● Goal:
From the listing that follows, output everything exactly except the pictures.

● Dataset extract:
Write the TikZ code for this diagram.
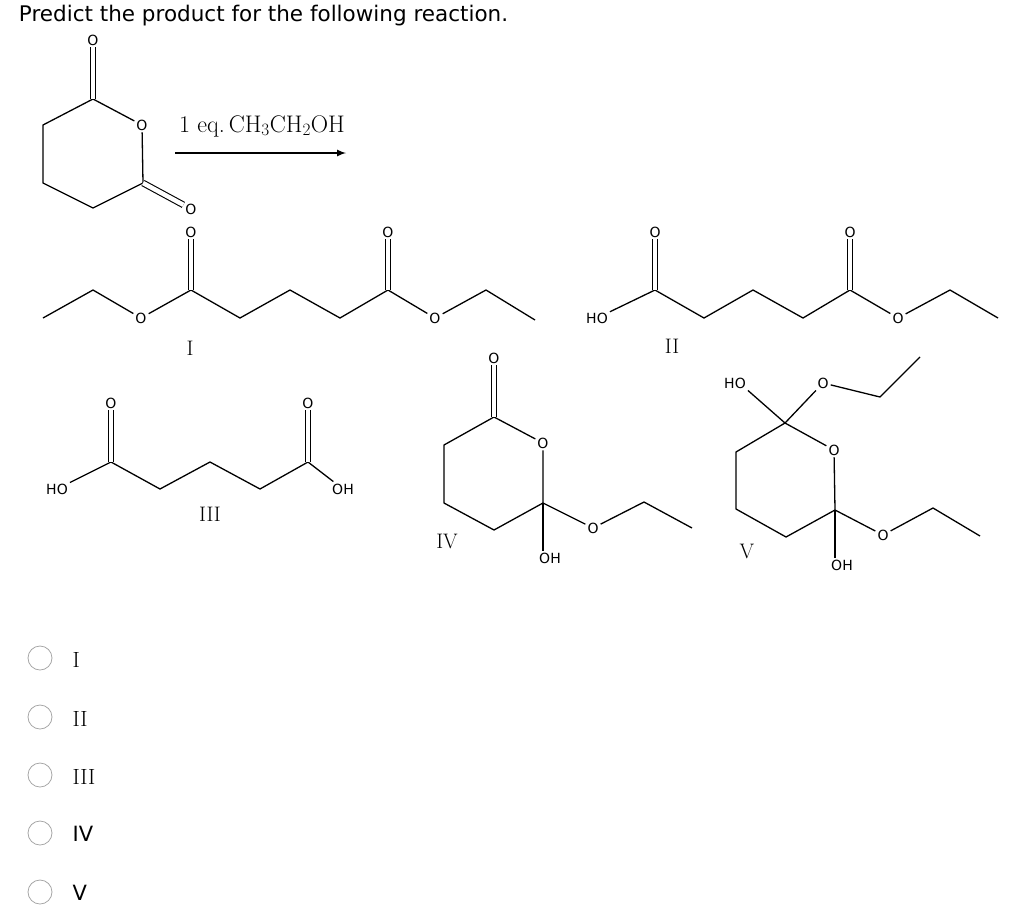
\documentclass[tikz,border=0pt]{standalone}
\usepackage{fontspec}
\setsansfont{DejaVu Sans}
\begin{document}
\begin{tikzpicture}[x=1pt,y=-1pt,line width=1.3pt,
  atm/.style={font=\sffamily\fontsize{14}{14}\selectfont,inner sep=1.5pt},
  lab/.style={font=\rmfamily\fontsize{21}{21}\selectfont,inner sep=0pt},
  dbl/.style={double distance=4.5pt,line width=1.1pt},
  radio/.style={circle,draw=black!35,line width=0.8pt,minimum size=24pt,inner sep=0pt},
  opt/.style={anchor=west,inner sep=0pt}]
\useasboundingbox (0,0) rectangle (1024,919);
\node[anchor=west,font=\sffamily\fontsize{21.5}{21.5}\selectfont] (title) at (15,16) {Predict the product for the following reaction.};
% starting material
\coordinate (s1) at (93,99); \node[atm] (so1) at (142,125) {O};
\coordinate (s2) at (143,183); \coordinate (s3) at (93,208);
\coordinate (s4) at (43,183); \coordinate (s5) at (43,125);
\node[atm] (sot) at (93,40) {O}; \node[atm] (sob) at (191,209) {O};
\draw (s1)--(so1)--(s2)--(s3)--(s4)--(s5)--(s1);
\draw[dbl] (s1)--(sot); \draw[dbl] (s2)--(sob);
\coordinate (a1) at (175,153); \coordinate (a2) at (346,153);
\draw[line width=2pt,-latex] (a1)--(a2);
\node[font=\rmfamily\fontsize{24}{24}\selectfont] (reag) at (262,126) {1 eq.\,CH$_3$CH$_2$OH};
% I
\coordinate (i1) at (43,318); \coordinate (i2) at (93,290); \node[atm] (io1) at (141,318) {O};
\coordinate (i3) at (191,290); \node[atm] (io2) at (191,232) {O};
\coordinate (i4) at (240,318); \coordinate (i5) at (290,290); \coordinate (i6) at (340,318);
\coordinate (i7) at (388,290); \node[atm] (io3) at (388,232) {O};
\node[atm] (io4) at (435,318) {O}; \coordinate (i8) at (486,290); \coordinate (i9) at (535,320);
\draw (i1)--(i2)--(io1)--(i3)--(i4)--(i5)--(i6)--(i7)--(io4)--(i8)--(i9);
\draw[dbl] (i3)--(io2); \draw[dbl] (i7)--(io3);
\node[lab] (lI) at (190,348) {I};
% II
\node[atm] (iiho) at (597,318) {HO}; \coordinate (ii1) at (655,290); \node[atm] (iio1) at (655,232) {O};
\coordinate (ii2) at (704,318); \coordinate (ii3) at (753,290); \coordinate (ii4) at (803,318);
\coordinate (ii5) at (850,290); \node[atm] (iio2) at (850,232) {O};
\node[atm] (iio3) at (898,318) {O}; \coordinate (ii6) at (950,290); \coordinate (ii7) at (998,318);
\draw (iiho)--(ii1)--(ii2)--(ii3)--(ii4)--(ii5)--(iio3)--(ii6)--(ii7);
\draw[dbl] (ii1)--(iio1); \draw[dbl] (ii5)--(iio2);
\node[lab] (lII) at (672,346) {II};
% III
\node[atm] (iiiho) at (57,489) {HO}; \coordinate (iii1) at (111,462); \node[atm] (iiio1) at (111,403) {O};
\coordinate (iii2) at (160,489); \coordinate (iii3) at (210,462); \coordinate (iii4) at (260,489);
\coordinate (iii5) at (308,462); \node[atm] (iiio2) at (308,403) {O};
\node[atm] (iiioh) at (343,489) {OH};
\draw (iiiho)--(iii1)--(iii2)--(iii3)--(iii4)--(iii5)--(iiioh);
\draw[dbl] (iii1)--(iiio1); \draw[dbl] (iii5)--(iiio2);
\node[lab] (lIII) at (210,514) {III};
% IV
\coordinate (iv1) at (494,417); \node[atm] (ivot) at (494,358) {O};
\node[atm] (ivo) at (543,443) {O}; \coordinate (iv2) at (543,503);
\coordinate (iv3) at (494,530); \coordinate (iv4) at (444,503); \coordinate (iv5) at (444,445);
\node[atm] (ivoh) at (550,558) {OH};
\node[atm] (ivoe) at (593,528) {O}; \coordinate (iv6) at (644,502); \coordinate (iv7) at (692,528);
\draw (iv1)--(ivo)--(iv2)--(iv3)--(iv4)--(iv5)--(iv1);
\draw[dbl] (iv1)--(ivot);
\draw (iv2)--(ivoh.north west -| iv2); \draw (iv2)--(ivoe)--(iv6)--(iv7);
\node[lab] (lIV) at (447,541) {IV};
% V
\coordinate (v1) at (785,423); \node[atm] (vho) at (735,383) {HO};
\node[atm] (vo1) at (823,383) {O}; \coordinate (v8) at (880,397); \coordinate (v9) at (920,357);
\node[atm] (vo) at (834,450) {O}; \coordinate (v2) at (835,510);
\coordinate (v3) at (786,537); \coordinate (v4) at (736,509); \coordinate (v5) at (736,452);
\node[atm] (voh) at (842,565) {OH};
\node[atm] (voe) at (883,535) {O}; \coordinate (v6) at (933,508); \coordinate (v7) at (980,536);
\draw (v1)--(vo)--(v2)--(v3)--(v4)--(v5)--(v1);
\draw (v1)--(vho.south east); \draw (v1)--(vo1)--(v8)--(v9);
\draw (v2)--(voh.north west -| v2); \draw (v2)--(voe)--(v6)--(v7);
\node[lab] (lV) at (747,551) {V};
% options
\node[radio] (r1) at (40,658) {}; \node[opt,font=\rmfamily\fontsize{22}{22}\selectfont] (t1) at (72,660) {I};
\node[radio] (r2) at (40,717) {}; \node[opt,font=\rmfamily\fontsize{22}{22}\selectfont] (t2) at (72,719) {II};
\node[radio] (r3) at (40,775) {}; \node[opt,font=\rmfamily\fontsize{22}{22}\selectfont] (t3) at (72,777) {III};
\node[radio] (r4) at (40,833) {}; \node[opt,font=\sffamily\fontsize{21}{21}\selectfont] (t4) at (72,834) {IV};
\node[radio] (r5) at (40,892) {}; \node[opt,font=\sffamily\fontsize{21}{21}\selectfont] (t5) at (72,893) {V};
\end{tikzpicture}
\end{document}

● Output for this task:
Write the TikZ code for this diagram.
\documentclass[tikz,border=0pt]{standalone}
\usepackage{fontspec}
\setsansfont{DejaVu Sans}
\begin{document}
\begin{tikzpicture}[x=1pt,y=-1pt,line width=1.3pt,
  atm/.style={font=\sffamily\fontsize{14}{14}\selectfont,inner sep=1.5pt},
  lab/.style={font=\rmfamily\fontsize{21}{21}\selectfont,inner sep=0pt},
  dbl/.style={double distance=4.5pt,line width=1.1pt},
  radio/.style={circle,draw=black!35,line width=0.8pt,minimum size=24pt,inner sep=0pt},
  opt/.style={anchor=west,inner sep=0pt}]
\useasboundingbox (0,0) rectangle (1024,919);
\node[anchor=west,font=\sffamily\fontsize{21.5}{21.5}\selectfont] (title) at (15,16) {Predict the product for the following reaction.};
% starting material
\coordinate (s1) at (93,99); \node[atm] (so1) at (142,125) {O};
\coordinate (s2) at (143,183); \coordinate (s3) at (93,208);
\coordinate (s4) at (43,183); \coordinate (s5) at (43,125);
\node[atm] (sot) at (93,40) {O}; \node[atm] (sob) at (191,209) {O};
\draw (s1)--(so1)--(s2)--(s3)--(s4)--(s5)--(s1);
\draw[dbl] (s1)--(sot); \draw[dbl] (s2)--(sob);
\coordinate (a1) at (175,153); \coordinate (a2) at (346,153);
\draw[line width=2pt,-latex] (a1)--(a2);
\node[font=\rmfamily\fontsize{24}{24}\selectfont] (reag) at (262,126) {1 eq.\,CH$_3$CH$_2$OH};
% I
\coordinate (i1) at (43,318); \coordinate (i2) at (93,290); \node[atm] (io1) at (141,318) {O};
\coordinate (i3) at (191,290); \node[atm] (io2) at (191,232) {O};
\coordinate (i4) at (240,318); \coordinate (i5) at (290,290); \coordinate (i6) at (340,318);
\coordinate (i7) at (388,290); \node[atm] (io3) at (388,232) {O};
\node[atm] (io4) at (435,318) {O}; \coordinate (i8) at (486,290); \coordinate (i9) at (535,320);
\draw (i1)--(i2)--(io1)--(i3)--(i4)--(i5)--(i6)--(i7)--(io4)--(i8)--(i9);
\draw[dbl] (i3)--(io2); \draw[dbl] (i7)--(io3);
\node[lab] (lI) at (190,348) {I};
% II
\node[atm] (iiho) at (597,318) {HO}; \coordinate (ii1) at (655,290); \node[atm] (iio1) at (655,232) {O};
\coordinate (ii2) at (704,318); \coordinate (ii3) at (753,290); \coordinate (ii4) at (803,318);
\coordinate (ii5) at (850,290); \node[atm] (iio2) at (850,232) {O};
\node[atm] (iio3) at (898,318) {O}; \coordinate (ii6) at (950,290); \coordinate (ii7) at (998,318);
\draw (iiho)--(ii1)--(ii2)--(ii3)--(ii4)--(ii5)--(iio3)--(ii6)--(ii7);
\draw[dbl] (ii1)--(iio1); \draw[dbl] (ii5)--(iio2);
\node[lab] (lII) at (672,346) {II};
% III
\node[atm] (iiiho) at (57,489) {HO}; \coordinate (iii1) at (111,462); \node[atm] (iiio1) at (111,403) {O};
\coordinate (iii2) at (160,489); \coordinate (iii3) at (210,462); \coordinate (iii4) at (260,489);
\coordinate (iii5) at (308,462); \node[atm] (iiio2) at (308,403) {O};
\node[atm] (iiioh) at (343,489) {OH};
\draw (iiiho)--(iii1)--(iii2)--(iii3)--(iii4)--(iii5)--(iiioh);
\draw[dbl] (iii1)--(iiio1); \draw[dbl] (iii5)--(iiio2);
\node[lab] (lIII) at (210,514) {III};
% IV
\coordinate (iv1) at (494,417); \node[atm] (ivot) at (494,358) {O};
\node[atm] (ivo) at (543,443) {O}; \coordinate (iv2) at (543,503);
\coordinate (iv3) at (494,530); \coordinate (iv4) at (444,503); \coordinate (iv5) at (444,445);
\node[atm] (ivoh) at (550,558) {OH};
\node[atm] (ivoe) at (593,528) {O}; \coordinate (iv6) at (644,502); \coordinate (iv7) at (692,528);
\draw (iv1)--(ivo)--(iv2)--(iv3)--(iv4)--(iv5)--(iv1);
\draw[dbl] (iv1)--(ivot);
\draw (iv2)--(ivoh.north west -| iv2); \draw (iv2)--(ivoe)--(iv6)--(iv7);
\node[lab] (lIV) at (447,541) {IV};
% V
\coordinate (v1) at (785,423); \node[atm] (vho) at (735,383) {HO};
\node[atm] (vo1) at (823,383) {O}; \coordinate (v8) at (880,397); \coordinate (v9) at (920,357);
\node[atm] (vo) at (834,450) {O}; \coordinate (v2) at (835,510);
\coordinate (v3) at (786,537); \coordinate (v4) at (736,509); \coordinate (v5) at (736,452);
\node[atm] (voh) at (842,565) {OH};
\node[atm] (voe) at (883,535) {O}; \coordinate (v6) at (933,508); \coordinate (v7) at (980,536);
\draw (v1)--(vo)--(v2)--(v3)--(v4)--(v5)--(v1);
\draw (v1)--(vho.south east); \draw (v1)--(vo1)--(v8)--(v9);
\draw (v2)--(voh.north west -| v2); \draw (v2)--(voe)--(v6)--(v7);
\node[lab] (lV) at (747,551) {V};
% options
\node[radio] (r1) at (40,658) {}; \node[opt,font=\rmfamily\fontsize{22}{22}\selectfont] (t1) at (72,660) {I};
\node[radio] (r2) at (40,717) {}; \node[opt,font=\rmfamily\fontsize{22}{22}\selectfont] (t2) at (72,719) {II};
\node[radio] (r3) at (40,775) {}; \node[opt,font=\rmfamily\fontsize{22}{22}\selectfont] (t3) at (72,777) {III};
\node[radio] (r4) at (40,833) {}; \node[opt,font=\sffamily\fontsize{21}{21}\selectfont] (t4) at (72,834) {IV};
\node[radio] (r5) at (40,892) {}; \node[opt,font=\sffamily\fontsize{21}{21}\selectfont] (t5) at (72,893) {V};
\end{tikzpicture}
\end{document}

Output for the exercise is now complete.